■ **GOAL OF THE EXERCISE**
Leave out every picture, and retype exactly the lines from the line with "Recreate this image" through the line with "let xTicks = [0, 20, 40, 60];", both ends included.

-- BEGIN RECORD LIST --

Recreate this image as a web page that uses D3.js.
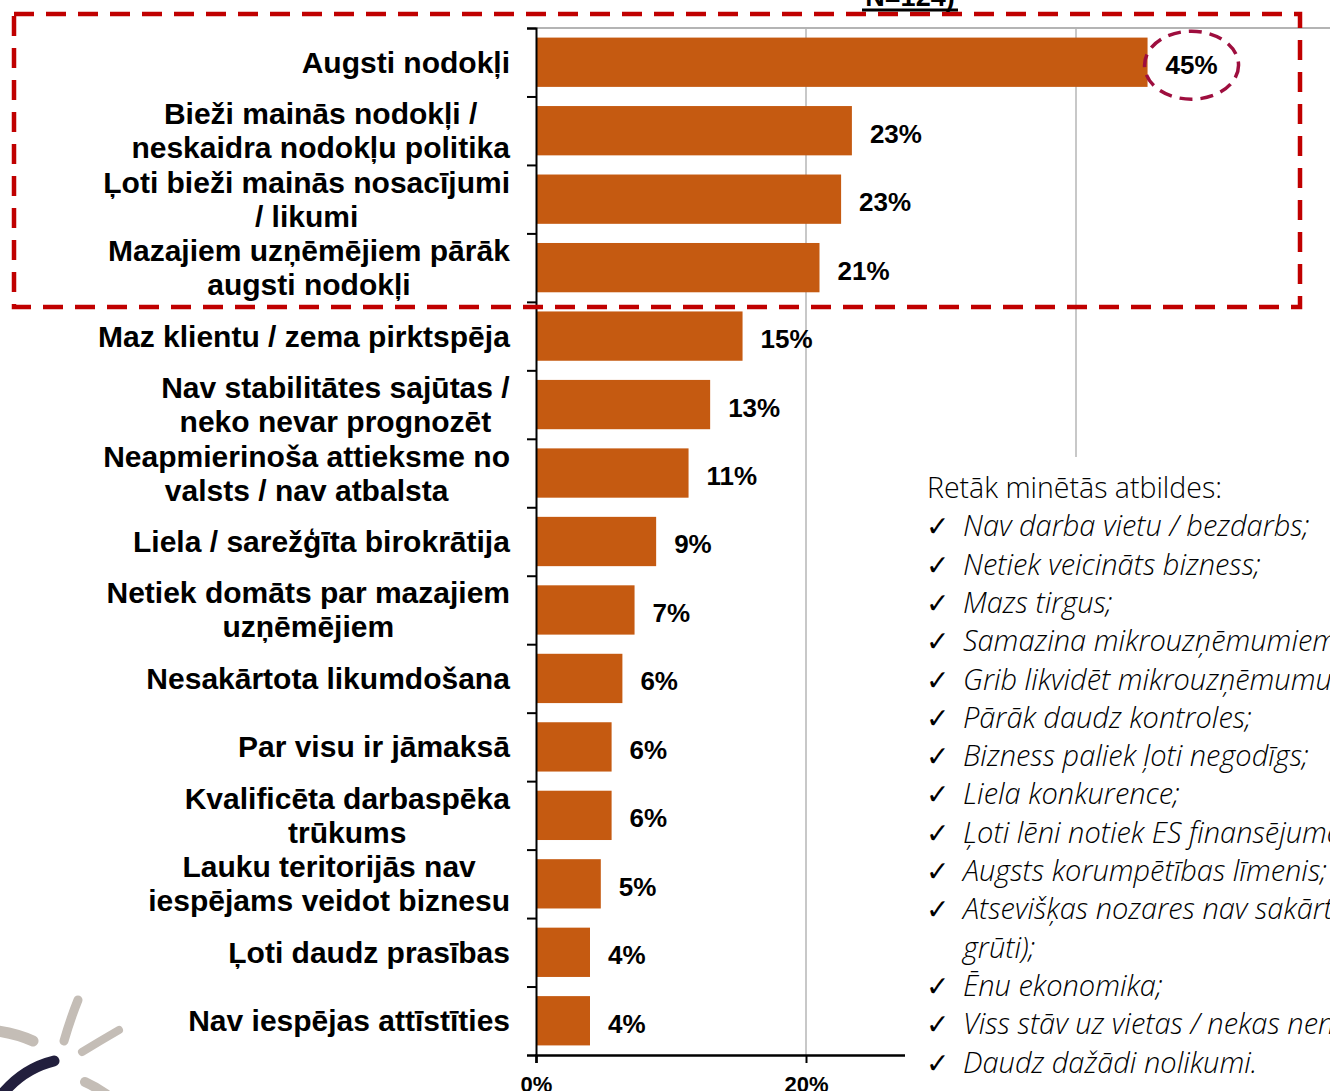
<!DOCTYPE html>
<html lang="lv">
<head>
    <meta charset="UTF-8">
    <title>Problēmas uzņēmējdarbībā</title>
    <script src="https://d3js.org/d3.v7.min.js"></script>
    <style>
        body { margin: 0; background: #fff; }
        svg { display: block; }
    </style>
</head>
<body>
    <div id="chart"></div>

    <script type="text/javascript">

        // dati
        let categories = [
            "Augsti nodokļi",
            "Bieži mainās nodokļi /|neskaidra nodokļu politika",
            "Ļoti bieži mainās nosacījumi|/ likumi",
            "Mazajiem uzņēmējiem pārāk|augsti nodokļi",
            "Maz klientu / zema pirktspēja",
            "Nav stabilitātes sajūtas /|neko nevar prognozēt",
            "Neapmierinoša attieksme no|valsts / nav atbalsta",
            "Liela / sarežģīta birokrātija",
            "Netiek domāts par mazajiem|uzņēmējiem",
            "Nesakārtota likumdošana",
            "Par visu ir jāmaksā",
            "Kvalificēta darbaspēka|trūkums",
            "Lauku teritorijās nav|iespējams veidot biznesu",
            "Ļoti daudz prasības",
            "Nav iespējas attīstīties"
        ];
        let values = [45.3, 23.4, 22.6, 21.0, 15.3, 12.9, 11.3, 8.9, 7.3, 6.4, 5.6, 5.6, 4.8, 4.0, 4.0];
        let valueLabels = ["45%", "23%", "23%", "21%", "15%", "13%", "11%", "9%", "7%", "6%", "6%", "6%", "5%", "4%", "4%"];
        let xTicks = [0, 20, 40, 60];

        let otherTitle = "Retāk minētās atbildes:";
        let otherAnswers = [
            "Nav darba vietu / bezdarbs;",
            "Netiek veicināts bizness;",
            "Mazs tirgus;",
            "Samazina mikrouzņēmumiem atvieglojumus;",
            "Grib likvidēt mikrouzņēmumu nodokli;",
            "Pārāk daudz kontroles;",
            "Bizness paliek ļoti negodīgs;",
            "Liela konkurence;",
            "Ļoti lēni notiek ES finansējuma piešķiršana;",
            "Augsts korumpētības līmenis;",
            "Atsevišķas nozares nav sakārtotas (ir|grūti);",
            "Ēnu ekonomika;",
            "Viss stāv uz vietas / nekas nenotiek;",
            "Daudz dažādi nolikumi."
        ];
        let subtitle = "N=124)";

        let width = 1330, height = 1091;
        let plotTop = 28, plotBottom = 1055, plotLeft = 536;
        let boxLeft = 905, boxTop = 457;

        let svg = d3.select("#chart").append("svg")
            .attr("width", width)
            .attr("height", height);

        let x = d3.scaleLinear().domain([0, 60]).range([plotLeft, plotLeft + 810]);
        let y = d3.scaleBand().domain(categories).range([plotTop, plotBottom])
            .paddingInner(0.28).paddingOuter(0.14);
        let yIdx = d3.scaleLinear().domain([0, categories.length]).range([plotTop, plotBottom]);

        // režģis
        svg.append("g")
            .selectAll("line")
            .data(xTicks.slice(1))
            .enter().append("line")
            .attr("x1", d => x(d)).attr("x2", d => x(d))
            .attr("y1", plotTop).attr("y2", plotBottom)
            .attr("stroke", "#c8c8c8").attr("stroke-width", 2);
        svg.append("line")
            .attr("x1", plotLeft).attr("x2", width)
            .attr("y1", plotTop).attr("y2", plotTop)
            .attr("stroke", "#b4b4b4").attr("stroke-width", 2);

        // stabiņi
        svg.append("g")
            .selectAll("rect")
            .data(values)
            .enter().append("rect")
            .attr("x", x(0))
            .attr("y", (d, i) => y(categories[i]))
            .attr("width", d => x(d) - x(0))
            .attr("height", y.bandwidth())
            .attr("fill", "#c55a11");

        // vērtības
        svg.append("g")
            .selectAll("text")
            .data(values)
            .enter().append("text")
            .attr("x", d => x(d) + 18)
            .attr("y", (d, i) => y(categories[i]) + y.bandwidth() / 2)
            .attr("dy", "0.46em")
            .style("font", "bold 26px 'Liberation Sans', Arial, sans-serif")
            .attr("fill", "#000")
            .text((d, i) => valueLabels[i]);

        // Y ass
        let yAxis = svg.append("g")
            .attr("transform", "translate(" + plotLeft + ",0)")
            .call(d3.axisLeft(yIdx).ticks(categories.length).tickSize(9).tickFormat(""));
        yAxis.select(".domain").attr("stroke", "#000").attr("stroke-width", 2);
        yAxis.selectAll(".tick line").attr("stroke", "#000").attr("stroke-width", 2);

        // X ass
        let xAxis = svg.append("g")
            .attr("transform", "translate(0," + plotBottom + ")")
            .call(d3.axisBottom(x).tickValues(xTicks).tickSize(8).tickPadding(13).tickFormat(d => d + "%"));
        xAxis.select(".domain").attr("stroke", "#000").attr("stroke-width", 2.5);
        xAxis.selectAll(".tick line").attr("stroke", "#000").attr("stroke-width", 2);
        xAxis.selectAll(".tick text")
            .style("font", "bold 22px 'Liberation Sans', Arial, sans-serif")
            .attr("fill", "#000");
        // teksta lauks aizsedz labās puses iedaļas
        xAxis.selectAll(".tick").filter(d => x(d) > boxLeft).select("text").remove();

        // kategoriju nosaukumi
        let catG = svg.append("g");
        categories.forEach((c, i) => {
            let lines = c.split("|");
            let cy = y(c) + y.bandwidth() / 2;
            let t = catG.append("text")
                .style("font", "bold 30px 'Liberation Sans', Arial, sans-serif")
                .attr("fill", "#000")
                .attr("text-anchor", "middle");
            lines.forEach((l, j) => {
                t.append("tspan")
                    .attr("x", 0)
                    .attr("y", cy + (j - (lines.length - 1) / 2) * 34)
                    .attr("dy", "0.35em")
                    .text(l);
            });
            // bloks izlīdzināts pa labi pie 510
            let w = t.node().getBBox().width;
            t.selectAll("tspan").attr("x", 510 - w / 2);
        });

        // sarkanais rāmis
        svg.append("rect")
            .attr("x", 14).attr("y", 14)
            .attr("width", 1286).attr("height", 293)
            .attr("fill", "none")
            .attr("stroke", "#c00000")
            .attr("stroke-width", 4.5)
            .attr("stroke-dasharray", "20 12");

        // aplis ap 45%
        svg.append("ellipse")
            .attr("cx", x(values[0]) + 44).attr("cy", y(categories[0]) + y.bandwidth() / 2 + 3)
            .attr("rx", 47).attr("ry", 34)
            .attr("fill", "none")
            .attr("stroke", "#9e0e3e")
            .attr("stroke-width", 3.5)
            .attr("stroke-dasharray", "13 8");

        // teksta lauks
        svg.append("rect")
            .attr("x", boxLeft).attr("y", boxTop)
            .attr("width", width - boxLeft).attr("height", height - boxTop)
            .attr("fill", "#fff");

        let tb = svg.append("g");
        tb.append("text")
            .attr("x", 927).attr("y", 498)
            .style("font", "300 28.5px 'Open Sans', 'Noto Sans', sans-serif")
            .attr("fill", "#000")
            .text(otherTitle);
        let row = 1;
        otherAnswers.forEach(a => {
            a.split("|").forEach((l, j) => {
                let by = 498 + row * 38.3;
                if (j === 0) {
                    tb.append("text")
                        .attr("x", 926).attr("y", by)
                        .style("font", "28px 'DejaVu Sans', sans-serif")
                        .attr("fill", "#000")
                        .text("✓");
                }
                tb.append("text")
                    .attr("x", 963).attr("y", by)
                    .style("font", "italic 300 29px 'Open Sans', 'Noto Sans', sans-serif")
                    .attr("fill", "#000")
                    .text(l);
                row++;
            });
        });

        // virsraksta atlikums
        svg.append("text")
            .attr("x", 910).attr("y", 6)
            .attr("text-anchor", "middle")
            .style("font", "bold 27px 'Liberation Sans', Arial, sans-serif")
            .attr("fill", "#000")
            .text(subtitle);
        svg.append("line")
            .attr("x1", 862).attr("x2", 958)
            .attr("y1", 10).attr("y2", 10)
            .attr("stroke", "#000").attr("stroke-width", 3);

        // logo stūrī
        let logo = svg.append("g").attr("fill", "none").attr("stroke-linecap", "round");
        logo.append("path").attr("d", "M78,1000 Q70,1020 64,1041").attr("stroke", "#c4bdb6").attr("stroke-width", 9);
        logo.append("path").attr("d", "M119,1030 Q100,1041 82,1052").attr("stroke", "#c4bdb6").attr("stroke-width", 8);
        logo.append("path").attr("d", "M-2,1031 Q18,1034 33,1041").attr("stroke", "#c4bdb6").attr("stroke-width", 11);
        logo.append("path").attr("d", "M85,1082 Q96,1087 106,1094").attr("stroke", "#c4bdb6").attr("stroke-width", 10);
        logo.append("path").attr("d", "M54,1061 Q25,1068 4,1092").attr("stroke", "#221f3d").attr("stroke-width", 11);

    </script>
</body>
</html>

-- END RECORD LIST --
-- BEGIN RECORD LIST --

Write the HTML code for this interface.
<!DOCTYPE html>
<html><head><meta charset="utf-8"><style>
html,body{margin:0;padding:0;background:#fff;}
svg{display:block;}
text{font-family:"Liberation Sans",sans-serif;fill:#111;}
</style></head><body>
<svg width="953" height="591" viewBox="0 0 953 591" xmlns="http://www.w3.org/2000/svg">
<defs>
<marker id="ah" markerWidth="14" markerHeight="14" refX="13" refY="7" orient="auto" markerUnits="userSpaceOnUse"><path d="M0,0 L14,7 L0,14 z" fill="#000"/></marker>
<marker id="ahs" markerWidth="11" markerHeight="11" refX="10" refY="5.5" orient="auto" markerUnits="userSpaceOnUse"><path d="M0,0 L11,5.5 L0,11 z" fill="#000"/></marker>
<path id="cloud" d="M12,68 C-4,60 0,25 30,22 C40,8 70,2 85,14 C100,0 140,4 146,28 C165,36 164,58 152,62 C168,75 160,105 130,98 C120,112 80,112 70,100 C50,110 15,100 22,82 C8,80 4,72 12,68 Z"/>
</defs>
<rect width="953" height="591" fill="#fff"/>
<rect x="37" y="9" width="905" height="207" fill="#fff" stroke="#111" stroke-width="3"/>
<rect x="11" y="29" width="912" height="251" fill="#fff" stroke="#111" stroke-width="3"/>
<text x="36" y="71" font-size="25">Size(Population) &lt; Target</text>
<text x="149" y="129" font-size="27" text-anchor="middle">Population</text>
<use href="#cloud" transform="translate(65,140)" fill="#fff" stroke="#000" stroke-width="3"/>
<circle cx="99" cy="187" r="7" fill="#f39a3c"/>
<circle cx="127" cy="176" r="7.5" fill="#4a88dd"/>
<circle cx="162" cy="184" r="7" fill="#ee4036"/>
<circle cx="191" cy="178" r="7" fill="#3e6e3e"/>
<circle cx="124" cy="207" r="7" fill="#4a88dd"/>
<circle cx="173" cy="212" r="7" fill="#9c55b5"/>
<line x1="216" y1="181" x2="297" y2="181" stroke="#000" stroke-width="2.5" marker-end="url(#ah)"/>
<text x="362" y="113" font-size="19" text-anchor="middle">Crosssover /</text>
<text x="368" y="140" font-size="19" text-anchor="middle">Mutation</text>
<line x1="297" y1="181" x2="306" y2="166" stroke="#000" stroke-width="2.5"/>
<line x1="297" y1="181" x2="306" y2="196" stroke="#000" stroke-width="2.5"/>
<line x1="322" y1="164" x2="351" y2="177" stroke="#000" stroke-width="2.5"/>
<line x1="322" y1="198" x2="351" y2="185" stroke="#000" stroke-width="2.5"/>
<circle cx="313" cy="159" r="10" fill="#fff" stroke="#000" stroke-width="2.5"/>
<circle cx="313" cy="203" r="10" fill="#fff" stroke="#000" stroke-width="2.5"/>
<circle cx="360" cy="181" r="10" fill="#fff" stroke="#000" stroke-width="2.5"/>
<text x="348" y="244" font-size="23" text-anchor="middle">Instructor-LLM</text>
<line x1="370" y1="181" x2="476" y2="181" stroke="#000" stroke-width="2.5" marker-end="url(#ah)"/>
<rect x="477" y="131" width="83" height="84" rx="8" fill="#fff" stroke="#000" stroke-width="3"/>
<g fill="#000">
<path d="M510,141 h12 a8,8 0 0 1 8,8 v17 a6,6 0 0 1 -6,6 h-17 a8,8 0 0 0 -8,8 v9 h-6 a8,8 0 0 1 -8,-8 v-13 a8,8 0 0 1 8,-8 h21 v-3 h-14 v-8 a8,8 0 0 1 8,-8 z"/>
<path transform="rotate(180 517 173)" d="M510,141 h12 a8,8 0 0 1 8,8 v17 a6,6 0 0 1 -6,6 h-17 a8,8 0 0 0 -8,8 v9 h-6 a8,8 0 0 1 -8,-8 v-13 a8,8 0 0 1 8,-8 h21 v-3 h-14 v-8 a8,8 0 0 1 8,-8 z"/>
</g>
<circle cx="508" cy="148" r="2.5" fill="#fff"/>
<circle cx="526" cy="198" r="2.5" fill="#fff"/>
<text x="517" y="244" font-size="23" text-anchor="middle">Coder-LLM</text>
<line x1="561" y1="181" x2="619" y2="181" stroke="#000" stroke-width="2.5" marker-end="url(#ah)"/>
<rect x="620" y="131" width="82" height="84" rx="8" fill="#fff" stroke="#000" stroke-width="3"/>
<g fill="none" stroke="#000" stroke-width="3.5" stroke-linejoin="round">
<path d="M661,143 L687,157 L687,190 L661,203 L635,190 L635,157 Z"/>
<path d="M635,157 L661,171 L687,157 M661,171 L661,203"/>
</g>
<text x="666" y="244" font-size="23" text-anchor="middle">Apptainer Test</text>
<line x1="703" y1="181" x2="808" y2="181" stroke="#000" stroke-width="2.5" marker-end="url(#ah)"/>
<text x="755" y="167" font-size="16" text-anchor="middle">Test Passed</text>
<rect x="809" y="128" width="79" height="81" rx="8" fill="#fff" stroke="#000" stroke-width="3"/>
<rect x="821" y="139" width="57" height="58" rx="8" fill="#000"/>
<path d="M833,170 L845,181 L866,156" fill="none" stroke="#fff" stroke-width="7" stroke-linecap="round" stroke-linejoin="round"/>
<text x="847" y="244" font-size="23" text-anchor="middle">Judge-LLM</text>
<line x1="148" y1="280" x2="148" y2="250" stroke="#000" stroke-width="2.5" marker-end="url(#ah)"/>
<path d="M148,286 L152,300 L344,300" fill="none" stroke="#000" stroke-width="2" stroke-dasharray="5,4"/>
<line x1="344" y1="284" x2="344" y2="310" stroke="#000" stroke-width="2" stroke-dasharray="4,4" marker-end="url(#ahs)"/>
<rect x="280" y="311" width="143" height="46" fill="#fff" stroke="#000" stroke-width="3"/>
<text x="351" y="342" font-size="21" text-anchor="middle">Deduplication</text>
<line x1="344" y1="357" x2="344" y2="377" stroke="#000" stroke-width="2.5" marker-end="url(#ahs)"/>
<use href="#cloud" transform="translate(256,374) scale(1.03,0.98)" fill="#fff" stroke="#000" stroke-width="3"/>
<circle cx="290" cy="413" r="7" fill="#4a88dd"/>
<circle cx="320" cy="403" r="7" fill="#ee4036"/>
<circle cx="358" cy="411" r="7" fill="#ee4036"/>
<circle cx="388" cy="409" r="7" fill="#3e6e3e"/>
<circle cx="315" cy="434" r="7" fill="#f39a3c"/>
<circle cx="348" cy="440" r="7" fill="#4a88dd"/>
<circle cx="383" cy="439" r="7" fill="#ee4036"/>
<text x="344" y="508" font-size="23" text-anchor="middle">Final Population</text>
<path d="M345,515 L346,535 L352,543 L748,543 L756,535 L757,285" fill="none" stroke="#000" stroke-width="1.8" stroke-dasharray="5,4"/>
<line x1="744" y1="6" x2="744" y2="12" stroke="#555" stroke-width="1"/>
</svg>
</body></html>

-- END RECORD LIST --
-- BEGIN RECORD LIST --

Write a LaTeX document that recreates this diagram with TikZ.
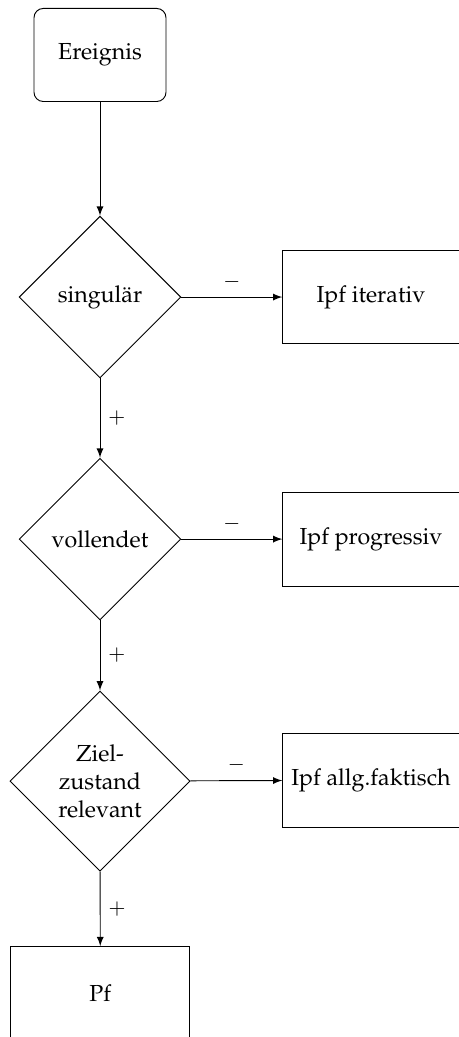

-- END RECORD LIST --

■ **FINAL RESULT**
Recreate this image as a web page that uses D3.js.
<!DOCTYPE html>
<html lang="lv">
<head>
    <meta charset="UTF-8">
    <title>Problēmas uzņēmējdarbībā</title>
    <script src="https://d3js.org/d3.v7.min.js"></script>
    <style>
        body { margin: 0; background: #fff; }
        svg { display: block; }
    </style>
</head>
<body>
    <div id="chart"></div>

    <script type="text/javascript">

        // dati
        let categories = [
            "Augsti nodokļi",
            "Bieži mainās nodokļi /|neskaidra nodokļu politika",
            "Ļoti bieži mainās nosacījumi|/ likumi",
            "Mazajiem uzņēmējiem pārāk|augsti nodokļi",
            "Maz klientu / zema pirktspēja",
            "Nav stabilitātes sajūtas /|neko nevar prognozēt",
            "Neapmierinoša attieksme no|valsts / nav atbalsta",
            "Liela / sarežģīta birokrātija",
            "Netiek domāts par mazajiem|uzņēmējiem",
            "Nesakārtota likumdošana",
            "Par visu ir jāmaksā",
            "Kvalificēta darbaspēka|trūkums",
            "Lauku teritorijās nav|iespējams veidot biznesu",
            "Ļoti daudz prasības",
            "Nav iespējas attīstīties"
        ];
        let values = [45.3, 23.4, 22.6, 21.0, 15.3, 12.9, 11.3, 8.9, 7.3, 6.4, 5.6, 5.6, 4.8, 4.0, 4.0];
        let valueLabels = ["45%", "23%", "23%", "21%", "15%", "13%", "11%", "9%", "7%", "6%", "6%", "6%", "5%", "4%", "4%"];
        let xTicks = [0, 20, 40, 60];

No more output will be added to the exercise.